Because crime was an offense against Ma’at and therefore against the gods themselves, Egyptian punishments carried a severity that reflected this cosmic dimension. Theft of private property could result in fines of two to three times the value of the stolen goods. Stealing from the state was treated far more harshly, with penalties reportedly reaching up to 180 times the value of the stolen materials. Physical punishment was common for less severe offenses: scribes depicted in tomb paintings show officials beating tax delinquents with sticks, a scene so routine it was considered worth illustrating for eternity.

Tomb robbery occupied a special category of seriousness because it struck at the intersection of property crime and religious desecration. Robbing a royal tomb meant destroying a pharaoh’s chance at eternal life, since the grave goods were necessary for the afterlife journey.

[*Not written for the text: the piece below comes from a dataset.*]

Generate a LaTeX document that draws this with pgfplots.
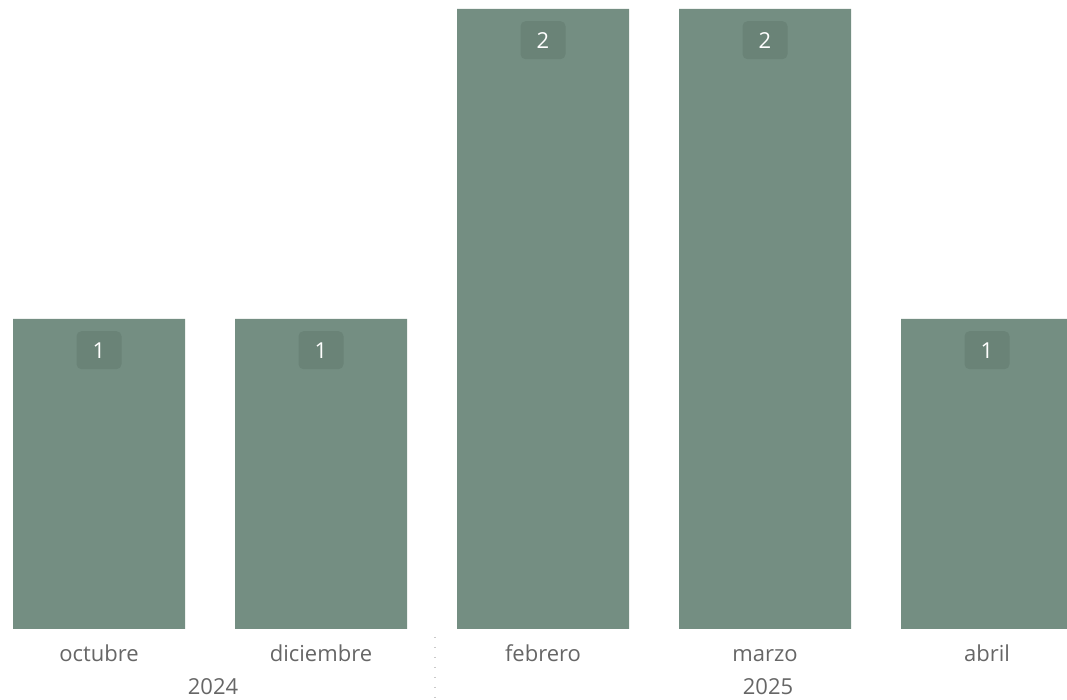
\documentclass[border=0pt]{standalone}
\usepackage{pgfplots}
\pgfplotsset{compat=1.18}
\usepackage{fontspec}
\setmainfont{Open Sans}
\definecolor{barc}{RGB}{116,142,130}
\definecolor{boxc}{RGB}{106,131,119}
\definecolor{txtc}{RGB}{102,102,102}
\begin{document}
\begin{tikzpicture}[x=1pt,y=1pt]
\useasboundingbox (0,0) rectangle (1067,700);
\begin{axis}[
  at={(13pt,71pt)}, anchor=south west,
  scale only axis, width=1054pt, height=620pt,
  xmin=-0.3874, xmax=4.3604, ymin=0, ymax=2,
  axis line style={draw=none},
  tick style={draw=none},
  ytick=\empty,
  xtick=data,
  xticklabels={octubre,diciembre,febrero,marzo,abril},
  xticklabel style={anchor=base, yshift=-28pt, font=\fontsize{22}{26}\selectfont, text=txtc},
  /pgf/number format/assume math mode=true,
  ybar, bar width=172pt, bar shift=0pt,
  nodes near coords,
  every node near coord/.style={anchor=north, yshift=-12pt, fill=boxc, rounded corners=5pt,
     minimum width=45pt, minimum height=38pt, inner sep=0pt, text=white,
     font=\fontsize{22}{26}\selectfont},
  clip=true,
]
\addplot[fill=barc, draw=none] coordinates {(0,1) (1,1) (2,2) (3,2) (4,1)};
\coordinate (sep) at (axis cs:1.5,0);
\coordinate (ya) at (axis cs:0.5,0);
\coordinate (yb) at (axis cs:3,0);
\end{axis}
\draw[txtc!35, line width=1.5pt, dash pattern=on 1.5pt off 8.5pt] ([xshift=3pt,yshift=-8pt]sep) -- ([xshift=3pt,yshift=-71pt]sep);
\node[anchor=base, text=txtc, font=\fontsize{22}{26}\selectfont] at ([xshift=3pt,yshift=-66pt]ya) {2024};
\node[anchor=base, text=txtc, font=\fontsize{22}{26}\selectfont] at ([xshift=3pt,yshift=-66pt]yb) {2025};
\end{tikzpicture}
\end{document}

Convicted tomb robbers faced execution, typically by burning alive, decapitation, or impalement. Lesser punishments included severing one or both hands, flogging, and torture, methods used both as penalties and as tools for extracting confessions from accomplices.

The most existentially terrifying punishment available to the Egyptian state was the erasure of a person’s identity. Known by the Latin term damnatio memoriae, though the practice predates Rome by millennia, this involved chiseling names from monuments, smashing statues, and removing the condemned person from official king lists. Egyptian theology held that a person’s continued existence in the afterlife depended on their name being preserved and spoken. The name, called the ren, was one of the essential components of the soul. Destroying it meant the person’s spirit could never be recognized in the afterlife, condemning them to oblivion rather than eternal life. Rulers used this punishment both as post-mortem retribution against predecessors they deemed illegitimate and as a political tool to eliminate rivals from cultural memory entirely.

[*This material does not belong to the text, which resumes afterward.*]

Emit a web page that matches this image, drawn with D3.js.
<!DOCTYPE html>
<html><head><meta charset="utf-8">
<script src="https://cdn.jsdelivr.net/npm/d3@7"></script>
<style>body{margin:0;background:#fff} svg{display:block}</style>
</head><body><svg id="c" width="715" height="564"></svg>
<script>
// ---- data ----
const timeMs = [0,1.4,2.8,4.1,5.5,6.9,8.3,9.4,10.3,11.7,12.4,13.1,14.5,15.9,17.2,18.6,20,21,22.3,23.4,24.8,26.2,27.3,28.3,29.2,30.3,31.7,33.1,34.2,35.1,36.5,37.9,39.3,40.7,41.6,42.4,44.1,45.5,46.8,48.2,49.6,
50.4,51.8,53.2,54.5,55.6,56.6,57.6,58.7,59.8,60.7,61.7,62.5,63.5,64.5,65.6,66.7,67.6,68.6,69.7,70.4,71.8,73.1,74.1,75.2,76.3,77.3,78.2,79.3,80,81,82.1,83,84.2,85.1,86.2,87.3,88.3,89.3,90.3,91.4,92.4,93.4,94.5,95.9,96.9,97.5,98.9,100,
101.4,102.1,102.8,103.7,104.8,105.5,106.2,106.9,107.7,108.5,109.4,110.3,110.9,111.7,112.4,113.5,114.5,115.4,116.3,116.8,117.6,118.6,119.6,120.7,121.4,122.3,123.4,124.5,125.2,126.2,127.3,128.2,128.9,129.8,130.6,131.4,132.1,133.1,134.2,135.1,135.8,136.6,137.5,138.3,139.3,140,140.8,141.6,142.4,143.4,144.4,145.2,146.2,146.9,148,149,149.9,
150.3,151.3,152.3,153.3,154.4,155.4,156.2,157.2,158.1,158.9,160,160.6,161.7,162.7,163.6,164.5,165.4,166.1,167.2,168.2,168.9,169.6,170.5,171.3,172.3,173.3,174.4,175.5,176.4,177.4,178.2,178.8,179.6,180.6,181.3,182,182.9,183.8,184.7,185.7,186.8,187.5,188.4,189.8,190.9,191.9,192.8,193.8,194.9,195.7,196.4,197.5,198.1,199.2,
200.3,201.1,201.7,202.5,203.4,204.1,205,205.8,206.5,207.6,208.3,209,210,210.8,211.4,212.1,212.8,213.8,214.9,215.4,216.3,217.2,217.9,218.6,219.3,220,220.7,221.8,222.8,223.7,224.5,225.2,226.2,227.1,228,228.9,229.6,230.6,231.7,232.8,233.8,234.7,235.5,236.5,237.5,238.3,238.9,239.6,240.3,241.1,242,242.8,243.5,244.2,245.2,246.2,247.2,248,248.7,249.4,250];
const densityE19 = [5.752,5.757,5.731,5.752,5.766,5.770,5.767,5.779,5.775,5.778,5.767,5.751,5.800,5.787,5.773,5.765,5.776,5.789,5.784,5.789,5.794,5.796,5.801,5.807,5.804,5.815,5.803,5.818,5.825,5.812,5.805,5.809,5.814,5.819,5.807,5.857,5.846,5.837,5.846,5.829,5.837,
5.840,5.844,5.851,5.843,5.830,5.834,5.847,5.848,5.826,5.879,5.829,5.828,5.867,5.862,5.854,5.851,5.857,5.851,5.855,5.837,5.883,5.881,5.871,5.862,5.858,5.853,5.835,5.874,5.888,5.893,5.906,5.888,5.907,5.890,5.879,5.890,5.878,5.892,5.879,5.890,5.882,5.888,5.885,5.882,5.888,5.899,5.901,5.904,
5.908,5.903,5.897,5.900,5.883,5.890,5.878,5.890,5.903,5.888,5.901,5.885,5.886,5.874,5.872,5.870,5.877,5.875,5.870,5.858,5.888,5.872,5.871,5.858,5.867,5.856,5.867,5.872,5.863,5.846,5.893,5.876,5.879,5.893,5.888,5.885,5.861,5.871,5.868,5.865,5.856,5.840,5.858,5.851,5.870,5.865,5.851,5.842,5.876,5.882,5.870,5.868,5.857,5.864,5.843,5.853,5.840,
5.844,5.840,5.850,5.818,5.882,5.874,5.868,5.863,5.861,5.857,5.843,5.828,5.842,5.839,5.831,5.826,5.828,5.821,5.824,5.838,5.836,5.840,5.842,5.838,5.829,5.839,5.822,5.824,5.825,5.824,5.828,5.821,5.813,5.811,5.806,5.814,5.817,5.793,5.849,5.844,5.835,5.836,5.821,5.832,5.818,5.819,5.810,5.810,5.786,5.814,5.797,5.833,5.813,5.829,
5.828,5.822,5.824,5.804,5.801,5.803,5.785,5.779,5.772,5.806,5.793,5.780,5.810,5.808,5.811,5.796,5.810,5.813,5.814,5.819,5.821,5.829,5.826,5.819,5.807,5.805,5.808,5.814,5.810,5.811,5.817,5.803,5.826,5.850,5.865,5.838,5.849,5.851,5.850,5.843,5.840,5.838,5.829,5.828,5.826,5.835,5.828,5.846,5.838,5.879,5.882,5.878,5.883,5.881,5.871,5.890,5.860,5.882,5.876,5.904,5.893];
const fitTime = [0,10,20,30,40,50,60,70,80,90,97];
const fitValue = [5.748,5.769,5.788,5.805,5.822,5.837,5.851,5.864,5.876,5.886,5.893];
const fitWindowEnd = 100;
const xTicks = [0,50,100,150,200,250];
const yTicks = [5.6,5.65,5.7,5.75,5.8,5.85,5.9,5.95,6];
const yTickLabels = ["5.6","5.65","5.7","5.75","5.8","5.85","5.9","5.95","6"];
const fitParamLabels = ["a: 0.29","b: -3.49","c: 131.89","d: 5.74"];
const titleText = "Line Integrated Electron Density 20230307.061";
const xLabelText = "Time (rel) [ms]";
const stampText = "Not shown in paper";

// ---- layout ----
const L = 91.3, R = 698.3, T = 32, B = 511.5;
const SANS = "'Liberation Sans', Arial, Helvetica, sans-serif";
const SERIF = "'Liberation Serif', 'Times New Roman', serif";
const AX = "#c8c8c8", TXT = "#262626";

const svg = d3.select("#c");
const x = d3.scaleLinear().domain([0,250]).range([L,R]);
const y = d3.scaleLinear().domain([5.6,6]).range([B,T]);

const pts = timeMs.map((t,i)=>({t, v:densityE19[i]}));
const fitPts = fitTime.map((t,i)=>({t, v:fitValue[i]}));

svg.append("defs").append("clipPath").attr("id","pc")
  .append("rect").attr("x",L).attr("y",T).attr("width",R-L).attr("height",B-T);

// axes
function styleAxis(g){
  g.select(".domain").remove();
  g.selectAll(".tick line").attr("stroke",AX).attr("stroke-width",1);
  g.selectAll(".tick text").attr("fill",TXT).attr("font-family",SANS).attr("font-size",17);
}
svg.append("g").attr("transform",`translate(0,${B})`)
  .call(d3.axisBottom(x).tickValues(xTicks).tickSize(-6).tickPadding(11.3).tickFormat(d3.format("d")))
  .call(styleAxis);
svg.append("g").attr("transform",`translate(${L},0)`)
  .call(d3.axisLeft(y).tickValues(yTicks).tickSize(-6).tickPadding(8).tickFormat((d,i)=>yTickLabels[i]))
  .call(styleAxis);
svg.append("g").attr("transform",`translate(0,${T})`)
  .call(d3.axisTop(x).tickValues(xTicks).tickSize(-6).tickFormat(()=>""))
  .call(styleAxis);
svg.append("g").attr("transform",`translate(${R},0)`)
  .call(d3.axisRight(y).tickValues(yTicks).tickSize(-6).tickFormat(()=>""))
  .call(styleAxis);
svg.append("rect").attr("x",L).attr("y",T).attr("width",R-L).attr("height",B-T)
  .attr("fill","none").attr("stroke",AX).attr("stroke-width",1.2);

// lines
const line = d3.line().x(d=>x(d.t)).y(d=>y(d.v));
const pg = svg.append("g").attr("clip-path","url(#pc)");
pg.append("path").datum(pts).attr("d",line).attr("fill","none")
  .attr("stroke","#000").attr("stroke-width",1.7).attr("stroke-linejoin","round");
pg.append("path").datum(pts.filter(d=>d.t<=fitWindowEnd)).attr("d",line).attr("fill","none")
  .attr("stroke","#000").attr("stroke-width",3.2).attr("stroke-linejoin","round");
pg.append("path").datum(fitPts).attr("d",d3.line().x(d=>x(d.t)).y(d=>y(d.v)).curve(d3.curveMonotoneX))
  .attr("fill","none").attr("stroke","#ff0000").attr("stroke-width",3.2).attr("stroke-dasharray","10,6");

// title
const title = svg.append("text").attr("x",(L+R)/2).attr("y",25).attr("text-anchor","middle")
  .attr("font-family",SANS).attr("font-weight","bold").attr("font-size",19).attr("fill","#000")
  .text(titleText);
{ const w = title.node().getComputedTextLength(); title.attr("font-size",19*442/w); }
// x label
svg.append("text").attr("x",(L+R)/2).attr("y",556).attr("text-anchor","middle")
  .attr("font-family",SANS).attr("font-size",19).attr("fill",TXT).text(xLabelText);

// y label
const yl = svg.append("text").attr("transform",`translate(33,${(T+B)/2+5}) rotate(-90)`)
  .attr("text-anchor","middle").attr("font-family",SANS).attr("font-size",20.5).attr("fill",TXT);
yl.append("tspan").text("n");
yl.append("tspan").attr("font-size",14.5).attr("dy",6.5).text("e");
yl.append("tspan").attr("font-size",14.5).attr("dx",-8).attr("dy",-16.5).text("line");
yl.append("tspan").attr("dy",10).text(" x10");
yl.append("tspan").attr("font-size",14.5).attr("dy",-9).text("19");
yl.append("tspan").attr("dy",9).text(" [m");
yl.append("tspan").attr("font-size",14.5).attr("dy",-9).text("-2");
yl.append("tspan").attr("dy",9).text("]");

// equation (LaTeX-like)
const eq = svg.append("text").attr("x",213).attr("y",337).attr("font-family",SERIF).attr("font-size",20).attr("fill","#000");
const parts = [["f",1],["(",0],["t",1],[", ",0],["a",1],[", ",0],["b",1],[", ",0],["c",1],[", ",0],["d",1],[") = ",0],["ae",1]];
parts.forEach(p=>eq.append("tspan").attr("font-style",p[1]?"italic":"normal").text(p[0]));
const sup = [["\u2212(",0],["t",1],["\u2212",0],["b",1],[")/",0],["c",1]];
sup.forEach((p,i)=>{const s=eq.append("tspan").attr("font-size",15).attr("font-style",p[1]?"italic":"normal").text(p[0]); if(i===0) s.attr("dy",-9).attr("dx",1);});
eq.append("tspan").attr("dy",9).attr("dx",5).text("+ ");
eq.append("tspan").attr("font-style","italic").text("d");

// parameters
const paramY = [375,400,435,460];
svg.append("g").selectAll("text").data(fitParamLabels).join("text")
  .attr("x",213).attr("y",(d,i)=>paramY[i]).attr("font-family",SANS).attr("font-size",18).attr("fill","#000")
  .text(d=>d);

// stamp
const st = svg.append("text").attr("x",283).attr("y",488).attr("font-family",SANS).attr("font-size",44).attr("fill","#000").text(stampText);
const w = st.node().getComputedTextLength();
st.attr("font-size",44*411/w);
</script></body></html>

The Decline of Pharaonic Theocracy

The system’s greatest vulnerability was built into its own structure. Temples accumulated wealth over centuries, and the priesthood that managed that wealth gradually became a rival power center. By the late New Kingdom, the temple of Amun at Karnak employed over 80,000 priests at Thebes alone. The most prominent of these priests controlled more land and wealth than the pharaoh himself. The Amun priesthood reportedly owned two-thirds of all temple lands in Egypt and ninety percent of the kingdom’s ships. A theocracy that had originally concentrated all authority in one divine ruler had produced a class of religious administrators powerful enough to challenge that ruler’s supremacy.

Amenhotep III tried to undercut the Amun priesthood by elevating a minor solar deity, the Aten, hoping that royal backing would raise its priests at Amun’s expense. The plan failed during his reign but planted a seed his son would water aggressively. Amenhotep IV, who renamed himself Akhenaten, attempted the most radical religious revolution in Egyptian history. He banned the worship of Amun, closed temples, and imposed a form of monotheism centered on the Aten. This was not a spiritual awakening but a power grab dressed in theology: by outlawing the cult of Amun, Akhenaten neutralized the only institution that rivaled the throne. The experiment collapsed almost immediately after his death. His successors restored the old gods, and the Amun priesthood returned stronger than before.

The deeper shift was theological and irreversible. During the Ramesside Period, the pharaoh was no longer understood as god on earth but as subordinate to god, subject to divine will like any other human. Oracles that had once been consulted only by the king began to be used for ordinary disputes. The king was no longer a god; rather, god himself had become king, and the Amun priesthood served as his earthly representatives. This transition drained political authority from the throne and concentrated it in the temples. The New Kingdom ended when the priests of Amun grew powerful enough to assert independent rule at Thebes, dividing Egypt between their theocratic administration in the south and the pharaoh’s secular government in the north. The civilization that had pioneered divine kingship ultimately demonstrated its fatal flaw: when everyone agrees that god rules, the real question becomes who speaks for god.